## begin EXTRACTED DATA
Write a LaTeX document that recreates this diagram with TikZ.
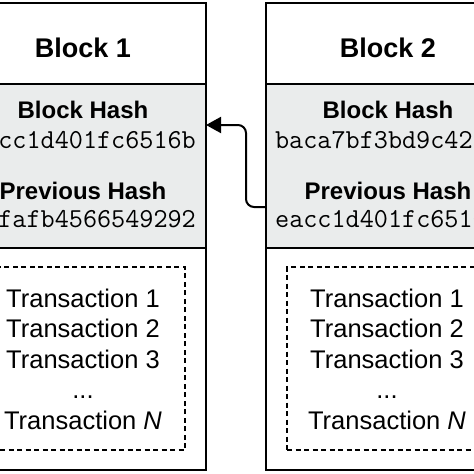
\documentclass[tikz,border=0pt]{standalone}
\usepackage{fontspec}
\setmainfont{Liberation Sans}
\usetikzlibrary{arrows.meta}
\definecolor{hashgray}{RGB}{234,236,236}
\tikzset{
  sect/.style={draw=black, line width=2pt, minimum width=246pt, inner sep=0pt, outer sep=0pt},
  txbox/.style={draw=black, line width=1.8pt, dash pattern=on 5pt off 3.5pt, minimum width=202pt, minimum height=183pt, inner sep=0pt},
  titletext/.style={anchor=base, inner sep=0pt, font=\fontsize{27}{30}\selectfont\bfseries},
  labeltext/.style={anchor=base, inner sep=0pt, font=\fontsize{24}{28}\selectfont\bfseries},
  hashtext/.style={anchor=base, inner sep=0pt, font=\fontsize{27.4}{30}\selectfont\ttfamily},
  txtext/.style={anchor=base, inner sep=0pt, font=\fontsize{25.5}{30}\selectfont},
  link/.style={line width=2pt, rounded corners=8pt, -{Triangle[length=15pt,width=16pt]}}
}
\begin{document}
\begin{tikzpicture}[x=1pt,y=-1pt]
\useasboundingbox (0,0) rectangle (474,474);
\clip (0,0) rectangle (474,474);
\fill[white] (0,0) rectangle (474,474);
% Block 1
\node[sect, minimum height=81pt] (b1t) at (83,43.5) {};
\node[sect, fill=hashgray, minimum height=164pt] (b1h) at (83,166) {};
\node[sect, minimum height=222pt] (b1x) at (83,359) {};
\node[txbox] (b1d) at (84,358.5) {};
\node[titletext] (b1title) at (83,57) {Block 1};
\node[labeltext] (b1bhl) at (83,118) {Block Hash};
\node[hashtext] (b1bh) at (83,148) {eacc1d401fc6516b};
\node[labeltext] (b1phl) at (83,199) {Previous Hash};
\node[hashtext] (b1ph) at (83,227) {a4fafb4566549292};
\node[txtext] (b1t1) at (83,307) {Transaction 1};
\node[txtext] (b1t2) at (83,337.5) {Transaction 2};
\node[txtext] (b1t3) at (83,368) {Transaction 3};
\node[txtext] (b1t4) at (83,398) {...};
\node[txtext] (b1t5) at (83,429) {Transaction \textit{N}};
% Block 2
\node[sect, minimum height=81pt] (b2t) at (389,43.5) {};
\node[sect, fill=hashgray, minimum height=164pt] (b2h) at (389,166) {};
\node[sect, minimum height=222pt] (b2x) at (389,359) {};
\node[txbox] (b2d) at (388,358.5) {};
\node[titletext] (b2title) at (388,57) {Block 2};
\node[labeltext] (b2bhl) at (388,118) {Block Hash};
\node[hashtext] (b2bh) at (388,148) {baca7bf3bd9c42e1};
\node[labeltext] (b2phl) at (388,199) {Previous Hash};
\node[hashtext] (b2ph) at (388,227) {eacc1d401fc6516b};
\node[txtext] (b2t1) at (387,307) {Transaction 1};
\node[txtext] (b2t2) at (387,337.5) {Transaction 2};
\node[txtext] (b2t3) at (387,368) {Transaction 3};
\node[txtext] (b2t4) at (387,398) {...};
\node[txtext] (b2t5) at (387,429) {Transaction \textit{N}};
% link
\coordinate (src) at ([yshift=-41pt]b2h.west);
\coordinate (dst) at ([yshift=41pt]b1h.east);
\draw[link] (src) -- ++(-20,0) |- (dst);
\end{tikzpicture}
\end{document}
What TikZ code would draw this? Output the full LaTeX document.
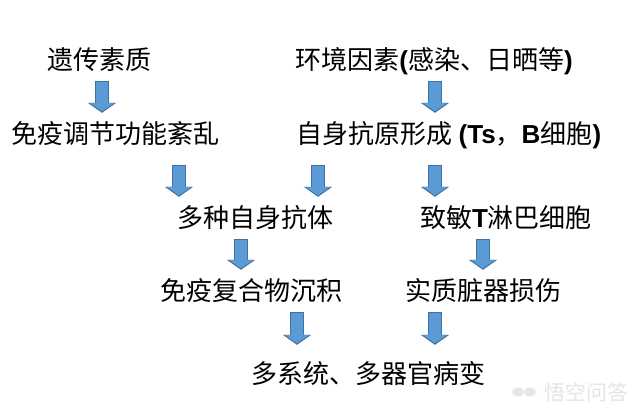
\documentclass[tikz,border=0pt]{standalone}
\usepackage{fontspec}
\setmainfont{Noto Sans CJK SC}
\newfontfamily\latfont{Liberation Sans}
\usepackage{xcolor}
\usetikzlibrary{arrows.meta}
\definecolor{arrowFill}{HTML}{5B9BD5}
\definecolor{arrowEdge}{HTML}{41719C}
\newcommand{\lat}[1]{{\latfont\bfseries #1}}
\tikzstyle{label} = [inner sep=0, minimum height=42pt, text height=22pt, text depth=3pt,
   font=\fontsize{26}{30}\selectfont]
\tikzstyle{vecArrow} = [draw=arrowEdge, line width=13.5pt,
   -{Triangle[length=10pt,width=28pt]},
   postaction = {draw=arrowFill, line width=11.5pt, shorten <=1pt, shorten >=1.5pt,
     -{Triangle[length=8.5pt,width=24.5pt]}}]

\begin{document}
\begin{tikzpicture}[x=1pt,y=-1pt]
  \useasboundingbox[fill=white] (0,0) rectangle (640,414);
  \node[label] (gene) at (99,60) {遗传素质};
  \node[label] (env) at (434,60) {环境因素\lat{(}感染、日晒等\lat{)}};
  \node[label] (immune) at (115,134) {免疫调节功能紊乱};
  \node[label] (selfag) at (449,134) {自身抗原形成 \lat{(Ts}，\lat{B}细胞\lat{)}};
  \node[label] (many) at (255,218) {多种自身抗体};
  \node[label] (sens) at (506,218) {致敏\lat{T}淋巴细胞};
  \node[label] (complex) at (251.5,291) {免疫复合物沉积};
  \node[label] (organ) at (483,291) {实质脏器损伤};
  \node[label] (lesion) at (368,374) {多系统、多器官病变};
  % watermark
  \node[inner sep=0, text=black!10, font=\fontsize{21}{24}\selectfont] (mark) at (586,392) {悟空问答};
  \fill[black!10] (518,392) ellipse [x radius=6, y radius=4.5];
  \fill[black!10] (530,392) ellipse [x radius=6, y radius=4.5];

  % arrows
  \draw[vecArrow] ([xshift=3]gene.south) -- ([xshift=-13]immune.north);
  \draw[vecArrow] ([xshift=1]env.south) -- ([xshift=-14]selfag.north);
  \draw[vecArrow] ([xshift=64,yshift=-10]immune.south) -- ([xshift=-76]many.north);
  \draw[vecArrow] ([xshift=-131,yshift=-10]selfag.south) -- ([xshift=63]many.north);
  \draw[vecArrow] ([xshift=-14,yshift=-10]selfag.south) -- ([xshift=-71]sens.north);
  \draw[vecArrow] ([xshift=-14]many.south) -- ([xshift=-10.5]complex.north);
  \draw[vecArrow] ([xshift=-23]sens.south) -- (organ.north);
  \draw[vecArrow] ([xshift=45.5]complex.south) -- ([xshift=-71,yshift=8]lesion.north);
  \draw[vecArrow] ([xshift=-48]organ.south) -- ([xshift=67,yshift=8]lesion.north);
\end{tikzpicture}
\end{document}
## end EXTRACTED DATA
• _GOAL_
All lines in the data that contain the word "LaTeX" should be copied.

• _THE REPLY_
Write a LaTeX document that recreates this diagram with TikZ.
What TikZ code would draw this? Output the full LaTeX document.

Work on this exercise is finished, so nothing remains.